Chapter 7, by contrast, means liquidation. A trustee sells the company’s assets and distributes the proceeds to creditors according to priority. The business ceases to exist. Companies in bet-the-company litigation sometimes use the threat of Chapter 7 as leverage in settlement negotiations — creditors who might receive 10 cents on the dollar in liquidation have strong incentives to accept a reorganization plan that pays 30 cents.
The automatic stay is powerful but not absolute. It does not halt criminal proceedings against the debtor, and government agencies can continue enforcement actions under their regulatory authority, including seeking injunctions.9Office of the Law Revision Counsel. 11 USC 362 – Automatic Stay A company facing both a massive civil judgment and a parallel criminal investigation cannot use bankruptcy to escape the criminal side. If the court determines that the debtor filed primarily to delay litigation rather than to genuinely reorganize, it can convert the case to Chapter 7 liquidation or dismiss it entirely.11Office of the Law Revision Counsel. 11 USC Chapter 11 – Reorganization
Legal strategy alone doesn’t determine whether a company survives bet-the-company litigation. The narrative surrounding the case — what employees believe, what customers hear, what the market assumes — can accelerate the company’s decline faster than any court ruling. Key employees leave for competitors. Customers hedge by diversifying suppliers. Lenders tighten credit terms. Stock price drops create additional shareholder suits. The litigation itself becomes a self-fulfilling prophecy of failure unless the company manages communication as aggressively as it manages the courtroom.
Most companies facing this level of risk engage specialized litigation communications firms that coordinate messaging with the legal team. The core principles are straightforward: designate a single spokesperson, communicate proactively with employees before they read about developments in the press, maintain transparency with investors to the extent securities law permits, and avoid public statements that could be used as admissions in the litigation. The hardest part is calibrating honesty against legal exposure. Telling employees “we expect to prevail” can become an exhibit at trial. Telling them nothing breeds panic and attrition. Companies that handle this well acknowledge the seriousness of the situation, describe the steps being taken, and resist the temptation to predict outcomes they cannot control.

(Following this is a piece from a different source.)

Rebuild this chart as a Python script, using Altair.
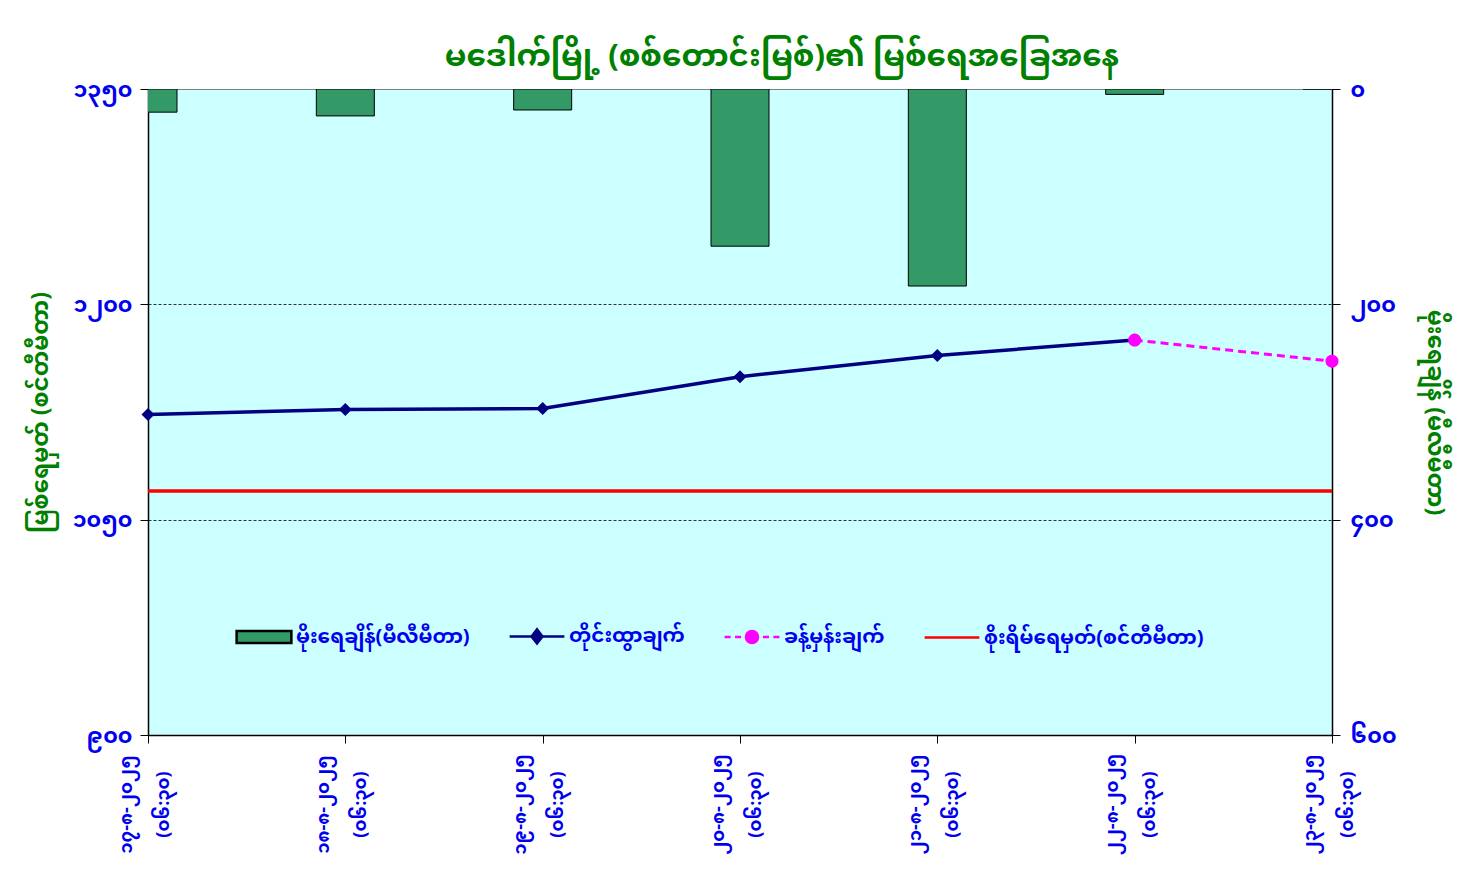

A company that may not survive the litigation still has to fund its defense throughout the process, and that creates a cash flow problem that insurance alone may not solve. Third-party litigation funding, once used almost exclusively by plaintiffs, has expanded to the defense side of corporate disputes. In these arrangements, a funder provides capital to cover defense costs in exchange for a return tied to the litigation outcome. The contracts are typically nonrecourse — if the defense fails, the company owes nothing to the funder — which shifts risk away from the company’s balance sheet during the most vulnerable period.
Defense-side funding remains less common than plaintiff-side funding, and the terms vary widely depending on the case’s complexity and the company’s financial condition. Boards considering this option should understand that the funder may seek some degree of influence over strategic decisions, and that disclosure of the arrangement to the court or opposing party may be required in some jurisdictions. The industry operates with minimal regulation, which creates flexibility but also requires careful vetting of any funding partner.